Entire agreement: These Merchant Terms, together with the Privacy Policy, Biometric Information Privacy Policy, DPA, and any order form, are the entire agreement between the parties regarding the Platform.

Assignment: You may not assign these Merchant Terms without our prior written consent, except to a successor in a merger, acquisition, or sale of all or substantially all of your assets, provided the assignee is not our competitor. We may assign freely to an affiliate or successor.
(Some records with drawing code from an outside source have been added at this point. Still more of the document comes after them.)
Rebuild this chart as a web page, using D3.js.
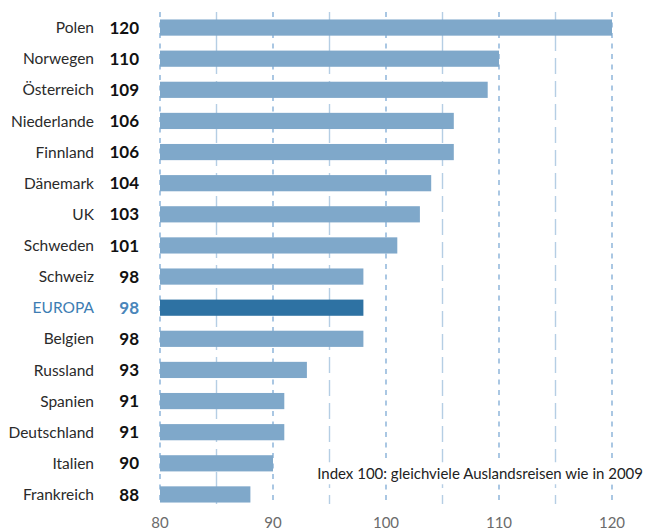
<!DOCTYPE html>
<html>
<head>
<meta charset="utf-8">
<script src="https://cdn.jsdelivr.net/npm/d3@7"></script>
<style>
  body { margin: 0; background: #fff; }
  text { font-family: Lato, "Open Sans", sans-serif; }
</style>
</head>
<body>
<div id="chart"></div>
<script>
// Auslandsreisen, Index 100 = 2009
var countries = ["Polen", "Norwegen", "Österreich", "Niederlande", "Finnland", "Dänemark",
    "UK", "Schweden", "Schweiz", "EUROPA", "Belgien", "Russland", "Spanien",
    "Deutschland", "Italien", "Frankreich"];
var values = [120, 110, 109, 106, 106, 104, 103, 101, 98, 98, 98, 93, 91, 91, 90, 88];
var tickValues = [80, 90, 100, 110, 120];
var minorTicks = [85, 95, 105, 115];
var note = "Index 100: gleichviele Auslandsreisen wie in 2009";

var W = 662, H = 530;
var svg = d3.select("#chart").append("svg").attr("width", W).attr("height", H);

var x = d3.scaleLinear().domain([80, 120]).range([160, 612]);
var y = d3.scaleBand().domain(countries).range([12, 510]).paddingInner(0.48).paddingOuter(0.24);

// grid
svg.selectAll("line.minor").data(minorTicks).enter().append("line")
    .attr("class", "minor")
    .attr("x1", function (d) { return x(d); }).attr("x2", function (d) { return x(d); })
    .attr("y1", 12).attr("y2", 504)
    .style("stroke", "#b5cee4").style("stroke-width", 1.4)
    .style("stroke-dasharray", "16,7");

svg.selectAll("line.major").data(tickValues).enter().append("line")
    .attr("class", "major")
    .attr("x1", function (d) { return x(d); }).attr("x2", function (d) { return x(d); })
    .attr("y1", 12).attr("y2", 504)
    .style("stroke", "#86b0d8").style("stroke-width", 1.4)
    .style("stroke-dasharray", "5,5.5");

// bars
svg.selectAll("rect.bar").data(countries).enter().append("rect")
    .attr("class", "bar")
    .attr("x", x(80))
    .attr("y", function (d) { return y(d); })
    .attr("width", function (d, i) { return x(values[i]) - x(80); })
    .attr("height", y.bandwidth())
    .style("fill", function (d) { return d == "EUROPA" ? "#2e72a3" : "#7fa8ca"; });

// labels
svg.selectAll("text.name").data(countries).enter().append("text")
    .attr("class", "name")
    .attr("x", 94)
    .attr("y", function (d) { return y(d) + y.bandwidth() / 2; })
    .attr("dy", "0.36em")
    .attr("text-anchor", "end")
    .style("font-size", "15.5px")
    .style("fill", function (d) { return d == "EUROPA" ? "#3d7db3" : "#2a2a2a"; })
    .style("font-weight", "400")
    .text(function (d) { return d; });

svg.selectAll("text.val").data(countries).enter().append("text")
    .attr("class", "val")
    .attr("x", 139)
    .attr("y", function (d) { return y(d) + y.bandwidth() / 2; })
    .attr("dy", "0.36em")
    .attr("text-anchor", "end")
    .style("font-size", "17px")
    .style("font-weight", "700")
    .style("fill", function (d) { return d == "EUROPA" ? "#4a86ba" : "#111"; })
    .text(function (d, i) { return values[i]; });

// axis labels
svg.selectAll("text.tick").data(tickValues).enter().append("text")
    .attr("class", "tick")
    .attr("x", function (d) { return x(d); })
    .attr("y", 528)
    .attr("text-anchor", "middle")
    .style("font-size", "15px")
    .style("fill", "#6b6b6b")
    .text(function (d) { return d; });

// note with white box
var noteG = svg.append("g");
var noteText = noteG.append("text")
    .attr("x", 643).attr("y", 474).attr("dy", "0.35em")
    .attr("text-anchor", "end")
    .style("font-size", "15px")
    .style("fill", "#222")
    .text(note);
var bb = noteText.node().getBBox();
noteG.insert("rect", "text")
    .attr("x", bb.x - 4).attr("y", bb.y - 2)
    .attr("width", bb.width + 8).attr("height", bb.height + 4)
    .style("fill", "#fff");
</script>
</body>
</html>
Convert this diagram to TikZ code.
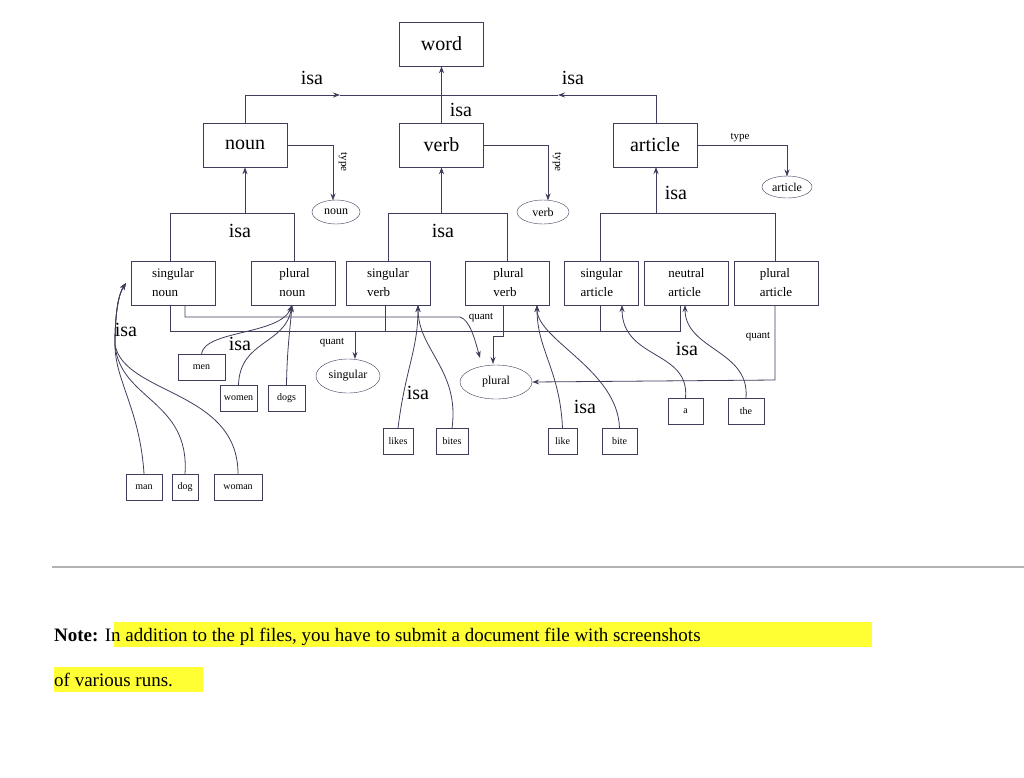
\documentclass[tikz,border=0pt]{standalone}
\usepackage{fontspec}
\setmainfont{Liberation Serif}
\usetikzlibrary{shapes.geometric,arrows.meta}
\definecolor{ln}{HTML}{3E3E5C}
\definecolor{hl}{HTML}{FFFF33}
\begin{document}
\begin{tikzpicture}[x=1pt,y=-1pt,
  every node/.style={inner sep=0pt},
  big/.style={draw=ln,minimum width=84pt,minimum height=44pt,font=\fontsize{20}{22}\selectfont},
  mid/.style={draw=ln,minimum width=84pt,minimum height=44pt,align=left,font=\fontsize{13}{19}\selectfont},
  sm/.style={draw=ln,minimum height=26pt,font=\fontsize{10}{12}\selectfont},
  ov/.style={draw=ln,ellipse,font=\fontsize{12}{14}\selectfont},
  lab/.style={font=\fontsize{20}{22}\selectfont},
  slab/.style={font=\fontsize{11}{13}\selectfont},
  l/.style={draw=ln,line width=0.8pt},
  a/.style={l,-{Stealth[length=7pt,width=5pt]}}]
\useasboundingbox (0,0) rectangle (1024,777);
% top
\node[big] (word) at (441.5,44) {word};
\node[big] (noun) at (245,145) {noun};
\node[big] (verb) at (441.5,145) {verb};
\node[big] (article) at (655,145) {article};
\coordinate (jn) at (245,95); \coordinate (ja) at (656,95); \coordinate (jw) at (441.5,95);
\draw[l] (noun.north) -- (jn);
\draw[a] (jn) -- (340,95);
\draw[l] (340,95) -- (jw);
\draw[l] (article.north -| ja) -- (ja);
\draw[a] (ja) -- (558,95);
\draw[l] (558,95) -- (jw);
\draw[a] (verb.north) -- (word.south);
\node[lab] (i1) at (312,78) {isa};
\node[lab] (i2) at (573,78) {isa};
\node[lab] (i3) at (461,110) {isa};
% type
\node[ov,minimum width=48pt,minimum height=24pt] (onoun) at (336,212) {noun};
\node[ov,minimum width=52pt,minimum height=24pt] (overb) at (543,212) {verb};
\node[ov,minimum width=50pt,minimum height=22pt] (oart) at (787,187) {article};
\draw[a] (noun.east) -- (333,145) -- (333,200.5);
\draw[a] (verb.east) -- (548,145) -- (548,200.5);
\draw[a] (article.east) -- (787,145) -- (787,176.5);
\node[slab,rotate=-90] (t1) at (343,162) {type};
\node[slab,rotate=-90] (t2) at (557,162) {type};
\node[slab] (t3) at (740,138) {type};
% level 2
\node[mid] (sn) at (173,283) {singular\\noun};
\node[mid] (pn) at (293,283) {\ plural\\\ noun};
\node[mid] (sv) at (388,283) {singular\\verb};
\node[mid] (pv) at (507,283) {\ plural\\\ verb};
\node[mid,minimum width=74pt] (sa) at (601.5,283) {singular\\article};
\node[mid] (na) at (686.5,283) {neutral\\article};
\node[mid] (pa) at (776,283) {plural\\article};
% isa brackets
\draw[l] (170,261) -- (170,213) -- (294,213) -- (294,261);
\draw[a] (245,213) -- (noun.south);
\draw[l] (388,261) -- (388,213) -- (507,213) -- (507,261);
\draw[a] (441.5,213) -- (verb.south);
\draw[l] (600,261) -- (600,213) -- (775,213) -- (775,261);
\draw[a] (656,213) -- (656,167);
\node[lab] (i4) at (240,231) {isa};
\node[lab] (i5) at (443,231) {isa};
\node[lab] (i6) at (676,193) {isa};
% quant
\node[ov,minimum width=64pt,minimum height=34pt] (osing) at (348,376) {singular};
\node[ov,minimum width=72pt,minimum height=34pt] (oplur) at (496,382) {plural};
\draw[l] (170,305) -- (170,331) -- (680,331) -- (680,305);
\draw[l] (385,305) -- (385,331); \draw[l] (600,305) -- (600,331);
\draw[a] (355,331) -- (355,359);
\node[slab] (q1) at (332,343) {quant};
\draw[a] (185,305) -- (185,317) -- (460,317) .. controls (470,320) and (475,340) .. (480,358);
\node[slab] (q2) at (481,318) {quant};
\draw[a] (503,305) -- (503,336) -- (493,336) -- (493,364);
\draw[a] (775,305) -- (775,380) -- (oplur.east);
\node[slab] (q3) at (758,337) {quant};
% leaves
\node[sm,minimum width=47pt] (men) at (201.5,367) {men};
\node[sm,minimum width=37pt] (women) at (238.5,398) {women};
\node[sm,minimum width=37pt] (dogs) at (286.5,398) {dogs};
\node[sm,minimum width=36pt] (man) at (144,487) {man};
\node[sm,minimum width=26pt] (dog) at (185,487) {dog};
\node[sm,minimum width=48pt] (woman) at (238,487) {woman};
\node[sm,minimum width=30pt] (likes) at (398,441.5) {likes};
\node[sm,minimum width=32pt] (bites) at (452,441.5) {bites};
\node[sm,minimum width=29pt] (like) at (562.5,441.5) {like};
\node[sm,minimum width=35pt] (bite) at (619.5,441.5) {bite};
\node[sm,minimum width=35pt] (xa) at (685.5,411) {a};
\node[sm,minimum width=36pt] (the) at (746,411) {the};
% isa curves
\coordinate (pnb) at (292,305); \coordinate (snl) at (126,283);
\draw[a] (men.north) .. controls (205,330) and (280,335) .. (pnb);
\draw[a] (women.north) .. controls (240,340) and (285,345) .. (pnb);
\draw[a] (dogs.north) .. controls (287,350) and (290,330) .. (pnb);
\draw[a] (man.north) .. controls (140,410) and (115,380) .. (115,345) .. controls (115,315) and (118,295) .. (snl);
\draw[a] (dog.north) .. controls (190,400) and (120,400) .. (115,345) .. controls (115,315) and (118,295) .. (snl);
\draw[a] (woman.north) .. controls (238,390) and (125,395) .. (115,345) .. controls (115,315) and (118,295) .. (snl);
\draw[a] (likes.north) .. controls (405,370) and (418,350) .. (418,305);
\draw[a] (bites.north) .. controls (460,370) and (418,350) .. (418,305);
\draw[a] (like.north) .. controls (560,370) and (537,350) .. (537,305);
\draw[a] (bite.north) .. controls (618,370) and (537,340) .. (537,305);
\draw[a] (xa.north) .. controls (690,350) and (622,360) .. (622,305);
\draw[a] (the.north) .. controls (750,350) and (685,350) .. (685,305);
\node[lab] (i7) at (126,330) {isa};
\node[lab] (i8) at (240,344) {isa};
\node[lab] (i9) at (418,393) {isa};
\node[lab] (i10) at (585,407) {isa};
\node[lab] (i11) at (687,349) {isa};
% rule and note
\draw[draw=gray!60,line width=1.2pt] (52,567) -- (1024,567);
\fill[hl] (114,622) rectangle (872,647);
\fill[hl] (54,667) rectangle (203,692);
\node[anchor=base west,font=\fontsize{19}{22}\selectfont] (note1) at (54,641) {\textbf{Note:} In addition to the pl files, you have to submit a document file with screenshots};
\node[anchor=base west,font=\fontsize{19}{22}\selectfont] (note2) at (54,686) {of various runs.};
\end{tikzpicture}
\end{document}
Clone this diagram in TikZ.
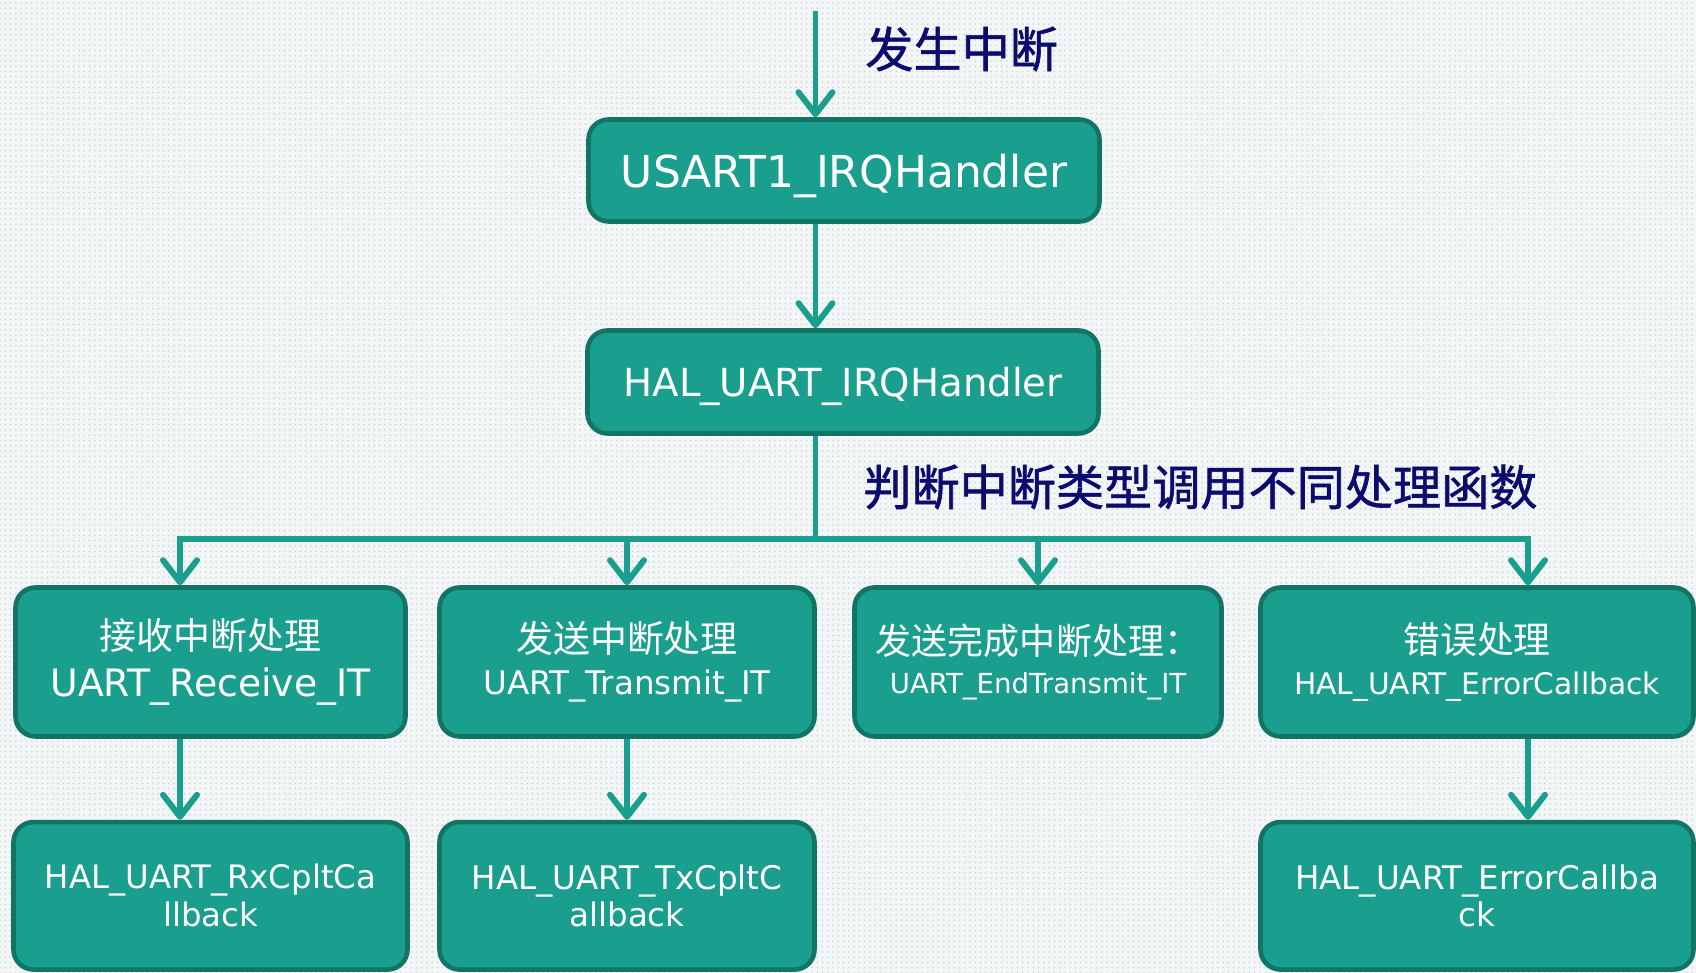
\documentclass[tikz,border=0pt]{standalone}
\usepackage{fontspec}
\setmainfont{DejaVu Sans}
\newfontfamily\cjk{Noto Sans CJK SC}
\newfontfamily\cjkhead[FakeBold=1.2]{Noto Sans CJK SC}
\usepackage{xcolor}
\usepackage{tikz}
\usetikzlibrary{
  arrows.meta,
  positioning,
  patterns
}
\definecolor{uartTeal}{RGB}{26,158,142}
\definecolor{uartEdge}{RGB}{18,116,101}
\definecolor{uartNavy}{RGB}{12,12,110}
\definecolor{uartPaper}{RGB}{243,246,246}

\begin{document}
\begin{tikzpicture}[
  %% Rounded teal function block
  func/.style={
    rounded corners=0.4cm,
    draw=uartEdge,
    fill=uartTeal,
    line width=2.6pt,
    text=white,
    align=center,
    inner sep=0pt
  },
  %% Navy caption beside the trunk
  note/.style={
    anchor=west,
    inner sep=0pt,
    text=uartNavy,
    font=\fontsize{27.4}{30}\selectfont\cjkhead
  },
  arr/.style= {-{Straight Barb[length=0.44cm, width=0.68cm, round]}, line width=3.4pt, uartTeal},
  wire/.style={line width=3.4pt, uartTeal}
]

%% ---- Canvas ----
\useasboundingbox (0,0) rectangle (33.92,19.46);
\fill[uartPaper] (0,0) rectangle (33.92,19.46);
\fill[pattern=dots, pattern color=black!18] (0,0) rectangle (33.92,19.46);

%% ---- Handler chain ----
\node[func, minimum width=10.22cm, minimum height=2.04cm, text depth=0pt,
      font=\fontsize{25}{29}\selectfont] (usart) at (16.88,16.05)
  {USART1\_IRQHandler};

\node[func, minimum width=10.22cm, minimum height=2.06cm, text depth=0pt,
      font=\fontsize{22}{26}\selectfont] (halirq) at (16.86,11.82)
  {HAL\_UART\_IRQHandler};

%% ---- Dispatch row ----
\node[func, minimum width=7.8cm, minimum height=2.98cm,
      font=\fontsize{21.5}{26.5}\selectfont] (recv) at (4.21,6.22)
  {{\cjk\fontsize{21}{26}\selectfont 接收中断处理}\\UART\_Receive\_IT};

\node[func, minimum width=7.5cm, minimum height=2.98cm,
      font=\fontsize{18.5}{24}\selectfont] (xmit) at (12.54,6.22)
  {{\cjk\fontsize{21}{24}\selectfont 发送中断处理}\\UART\_Transmit\_IT};

\node[func, minimum width=7.34cm, minimum height=2.98cm,
      font=\fontsize{15.7}{22}\selectfont] (endx) at (20.76,6.22)
  {{\cjk\fontsize{20.5}{22}\selectfont 发送完成中断处理：}\\UART\_EndTransmit\_IT};

\node[func, minimum width=8.66cm, minimum height=2.98cm,
      font=\fontsize{16.9}{23}\selectfont] (errh) at (29.54,6.22)
  {{\cjk\fontsize{21}{23}\selectfont 错误处理}\\HAL\_UART\_ErrorCallback};

%% ---- Callbacks ----
\node[func, minimum width=7.88cm, minimum height=2.95cm,
      font=\fontsize{18.4}{21.5}\selectfont, below=1.62cm of recv] (rxcb)
  {HAL\_UART\_RxCpltCa\\llback};

\node[func, minimum width=7.5cm, minimum height=2.95cm,
      font=\fontsize{18.5}{21.5}\selectfont, below=1.62cm of xmit] (txcb)
  {HAL\_UART\_TxCpltC\\allback};

\node[func, minimum width=8.66cm, minimum height=2.95cm,
      font=\fontsize{18.5}{21.5}\selectfont, below=1.62cm of errh] (errcb)
  {HAL\_UART\_ErrorCallba\\ck};

%% ---- Captions ----
\node[note] (irqnote)  at (17.3,18.48) {发生中断};
\node[note] (dispnote) at (17.26,9.72) {判断中断类型调用不同处理函数};

%% ---- Trunk and bus ----
\coordinate (entry) at (16.31,19.24);
\coordinate (busL)  at (3.6,8.68);
\coordinate (busR)  at (30.56,8.68);

\draw[arr]  (entry) -- (entry |- usart.north);
\draw[arr]  (usart.south -| entry) -- (halirq.north -| entry);
\draw[wire] (halirq.south -| entry) -- (entry |- busL);
\draw[wire, line cap=rect] (busL) -- (busR);

%% ---- Bus drops ----
\draw[arr] (busL) -- (recv.north -| busL);
\draw[arr] (xmit.north |- busL) -- (xmit.north);
\draw[arr] (endx.north |- busL) -- (endx.north);
\draw[arr] (busR) -- (errh.north -| busR);

%% ---- Callback arrows ----
\draw[arr] (recv.south -| busL) -- (rxcb.north -| busL);
\draw[arr] (xmit.south) -- (txcb.north);
\draw[arr] (errh.south -| busR) -- (errcb.north -| busR);

\end{tikzpicture}
\end{document}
Independent contractors: The parties are independent contractors; these Merchant Terms do not create any partnership, joint venture, or agency.

Notices: Operational notices to AgeOnce may be sent to hi@ageonce.com. Legal notices (including arbitration opt-out under Section 18) must be sent to legal@ageonce.com and will be effective on receipt. Notices to you may be given in the Platform or to the email on your account.

Force majeure: Neither party is liable for delay or failure due to events beyond its reasonable control.

Severability; No waiver: If any provision is held unenforceable, the remainder stays in effect; our failure to enforce a provision is not a waiver.